**Instructions to follow:** Below are the records; copy each line in them that holds the word "this".

**Data for the task:**
===
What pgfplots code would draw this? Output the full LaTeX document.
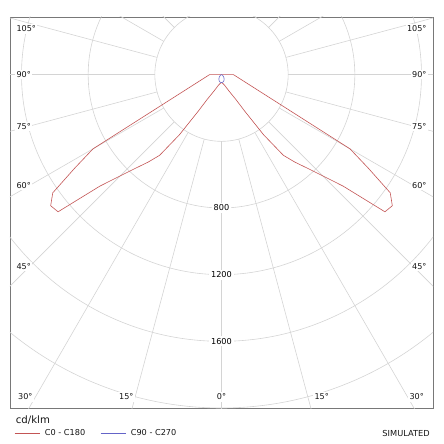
===
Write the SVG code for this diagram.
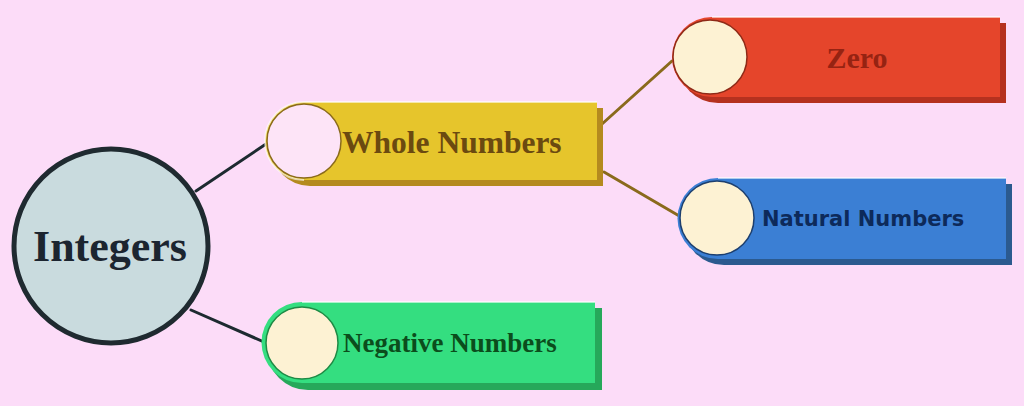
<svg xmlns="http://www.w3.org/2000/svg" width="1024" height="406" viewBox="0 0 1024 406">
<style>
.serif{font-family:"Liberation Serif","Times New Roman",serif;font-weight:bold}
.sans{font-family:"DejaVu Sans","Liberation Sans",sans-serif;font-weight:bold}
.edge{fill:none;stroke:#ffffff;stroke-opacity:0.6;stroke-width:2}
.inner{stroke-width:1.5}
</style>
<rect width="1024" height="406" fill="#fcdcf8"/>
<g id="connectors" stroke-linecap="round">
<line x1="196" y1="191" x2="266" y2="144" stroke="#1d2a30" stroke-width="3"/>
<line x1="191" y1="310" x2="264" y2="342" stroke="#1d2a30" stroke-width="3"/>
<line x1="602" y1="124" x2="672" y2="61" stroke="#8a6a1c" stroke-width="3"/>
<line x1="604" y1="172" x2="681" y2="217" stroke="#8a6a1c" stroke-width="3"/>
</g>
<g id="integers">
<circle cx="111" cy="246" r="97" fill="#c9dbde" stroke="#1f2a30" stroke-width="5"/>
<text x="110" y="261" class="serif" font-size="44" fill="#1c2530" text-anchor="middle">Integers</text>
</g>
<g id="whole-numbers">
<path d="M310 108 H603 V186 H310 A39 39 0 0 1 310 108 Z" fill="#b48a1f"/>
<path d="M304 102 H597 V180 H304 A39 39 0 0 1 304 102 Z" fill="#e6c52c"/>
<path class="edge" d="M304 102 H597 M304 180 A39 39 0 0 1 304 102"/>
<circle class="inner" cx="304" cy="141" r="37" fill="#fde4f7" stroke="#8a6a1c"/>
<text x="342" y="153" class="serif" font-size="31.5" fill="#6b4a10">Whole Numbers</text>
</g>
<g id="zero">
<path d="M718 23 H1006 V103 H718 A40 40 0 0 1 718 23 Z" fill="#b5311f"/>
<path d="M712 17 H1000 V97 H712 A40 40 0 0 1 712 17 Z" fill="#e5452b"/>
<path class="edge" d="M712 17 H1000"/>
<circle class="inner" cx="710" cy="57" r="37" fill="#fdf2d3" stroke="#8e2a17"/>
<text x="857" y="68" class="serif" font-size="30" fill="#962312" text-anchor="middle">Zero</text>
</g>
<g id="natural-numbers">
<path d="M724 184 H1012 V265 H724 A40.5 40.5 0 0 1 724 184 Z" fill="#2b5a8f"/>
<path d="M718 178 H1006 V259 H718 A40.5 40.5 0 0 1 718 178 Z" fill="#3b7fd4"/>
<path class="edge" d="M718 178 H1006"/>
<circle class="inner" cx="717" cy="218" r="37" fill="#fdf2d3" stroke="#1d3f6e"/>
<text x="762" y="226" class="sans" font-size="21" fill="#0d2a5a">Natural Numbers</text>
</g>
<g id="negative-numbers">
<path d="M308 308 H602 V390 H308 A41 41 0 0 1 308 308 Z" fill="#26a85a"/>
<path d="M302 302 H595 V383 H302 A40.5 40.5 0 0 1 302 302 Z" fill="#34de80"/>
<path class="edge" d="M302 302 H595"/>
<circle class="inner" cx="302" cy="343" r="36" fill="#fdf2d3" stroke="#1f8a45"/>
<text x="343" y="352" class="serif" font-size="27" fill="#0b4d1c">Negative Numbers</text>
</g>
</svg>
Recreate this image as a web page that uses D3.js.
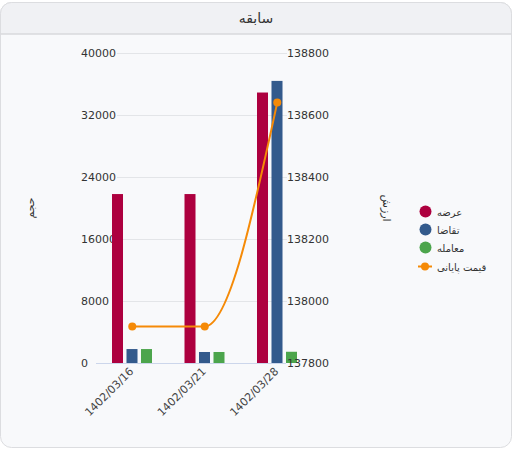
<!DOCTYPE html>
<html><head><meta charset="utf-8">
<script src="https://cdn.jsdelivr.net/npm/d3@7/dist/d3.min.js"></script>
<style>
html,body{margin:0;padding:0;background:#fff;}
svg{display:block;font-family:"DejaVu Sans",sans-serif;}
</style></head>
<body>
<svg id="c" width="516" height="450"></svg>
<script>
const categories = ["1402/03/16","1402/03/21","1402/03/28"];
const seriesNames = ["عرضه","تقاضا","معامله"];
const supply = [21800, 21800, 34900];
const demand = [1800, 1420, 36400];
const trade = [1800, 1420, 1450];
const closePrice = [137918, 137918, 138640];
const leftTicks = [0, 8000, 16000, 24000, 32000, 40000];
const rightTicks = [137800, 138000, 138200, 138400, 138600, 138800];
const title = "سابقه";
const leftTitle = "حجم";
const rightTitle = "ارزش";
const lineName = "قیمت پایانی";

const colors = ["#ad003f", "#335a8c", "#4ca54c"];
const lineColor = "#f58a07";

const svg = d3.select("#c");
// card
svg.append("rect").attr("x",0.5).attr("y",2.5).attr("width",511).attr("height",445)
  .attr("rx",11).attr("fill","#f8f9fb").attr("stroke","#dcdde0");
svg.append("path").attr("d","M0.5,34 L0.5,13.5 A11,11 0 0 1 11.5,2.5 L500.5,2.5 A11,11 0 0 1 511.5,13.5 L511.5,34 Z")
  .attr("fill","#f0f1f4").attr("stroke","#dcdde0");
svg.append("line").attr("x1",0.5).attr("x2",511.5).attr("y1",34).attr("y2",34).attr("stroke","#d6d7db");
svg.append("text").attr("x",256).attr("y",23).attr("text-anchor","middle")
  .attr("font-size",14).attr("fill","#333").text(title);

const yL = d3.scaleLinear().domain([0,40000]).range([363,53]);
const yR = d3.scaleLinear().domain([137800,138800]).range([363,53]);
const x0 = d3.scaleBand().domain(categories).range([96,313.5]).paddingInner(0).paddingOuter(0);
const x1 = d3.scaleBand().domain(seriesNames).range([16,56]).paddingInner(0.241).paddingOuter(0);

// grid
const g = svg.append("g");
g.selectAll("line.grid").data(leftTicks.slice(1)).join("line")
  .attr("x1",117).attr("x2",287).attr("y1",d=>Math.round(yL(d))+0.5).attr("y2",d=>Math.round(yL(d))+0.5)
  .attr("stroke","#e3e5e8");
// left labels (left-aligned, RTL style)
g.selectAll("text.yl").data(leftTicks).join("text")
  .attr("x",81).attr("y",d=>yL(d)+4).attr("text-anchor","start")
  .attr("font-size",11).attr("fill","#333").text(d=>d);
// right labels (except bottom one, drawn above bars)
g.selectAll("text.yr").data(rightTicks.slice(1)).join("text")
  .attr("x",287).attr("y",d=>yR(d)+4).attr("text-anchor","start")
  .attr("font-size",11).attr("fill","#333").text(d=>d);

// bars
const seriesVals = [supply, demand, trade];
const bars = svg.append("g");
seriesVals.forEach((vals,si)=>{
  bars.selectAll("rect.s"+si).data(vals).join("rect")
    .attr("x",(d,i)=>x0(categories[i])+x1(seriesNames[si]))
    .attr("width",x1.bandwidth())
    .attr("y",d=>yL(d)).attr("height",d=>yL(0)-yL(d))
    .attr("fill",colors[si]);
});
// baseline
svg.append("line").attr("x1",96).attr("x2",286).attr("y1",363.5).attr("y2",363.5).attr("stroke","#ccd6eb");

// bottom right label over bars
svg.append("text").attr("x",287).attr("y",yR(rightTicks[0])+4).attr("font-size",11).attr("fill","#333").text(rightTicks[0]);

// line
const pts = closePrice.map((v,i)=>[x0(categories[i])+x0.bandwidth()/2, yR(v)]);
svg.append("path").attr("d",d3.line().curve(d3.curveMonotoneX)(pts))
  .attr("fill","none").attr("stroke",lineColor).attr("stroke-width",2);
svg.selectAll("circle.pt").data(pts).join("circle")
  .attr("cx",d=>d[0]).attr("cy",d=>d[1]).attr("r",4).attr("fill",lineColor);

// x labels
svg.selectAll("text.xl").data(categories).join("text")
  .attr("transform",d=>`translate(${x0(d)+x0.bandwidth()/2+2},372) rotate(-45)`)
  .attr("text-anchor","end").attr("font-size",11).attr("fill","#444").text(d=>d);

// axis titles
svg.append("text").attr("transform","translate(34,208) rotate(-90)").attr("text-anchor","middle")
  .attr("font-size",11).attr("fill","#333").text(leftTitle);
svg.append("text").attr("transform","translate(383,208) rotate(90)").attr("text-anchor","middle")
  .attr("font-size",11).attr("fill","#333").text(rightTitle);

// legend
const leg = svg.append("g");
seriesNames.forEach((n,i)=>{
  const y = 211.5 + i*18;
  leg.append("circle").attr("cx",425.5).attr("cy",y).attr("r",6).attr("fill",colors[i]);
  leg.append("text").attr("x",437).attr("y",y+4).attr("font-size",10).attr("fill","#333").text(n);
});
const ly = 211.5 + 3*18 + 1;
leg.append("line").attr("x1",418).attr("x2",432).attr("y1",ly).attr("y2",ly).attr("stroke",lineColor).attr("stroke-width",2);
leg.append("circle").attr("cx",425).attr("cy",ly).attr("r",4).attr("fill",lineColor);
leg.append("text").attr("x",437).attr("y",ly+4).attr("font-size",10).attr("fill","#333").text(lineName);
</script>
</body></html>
===
**The completed task:**
What pgfplots code would draw this? Output the full LaTeX document.
Write the SVG code for this diagram.
Recreate this image as a web page that uses D3.js.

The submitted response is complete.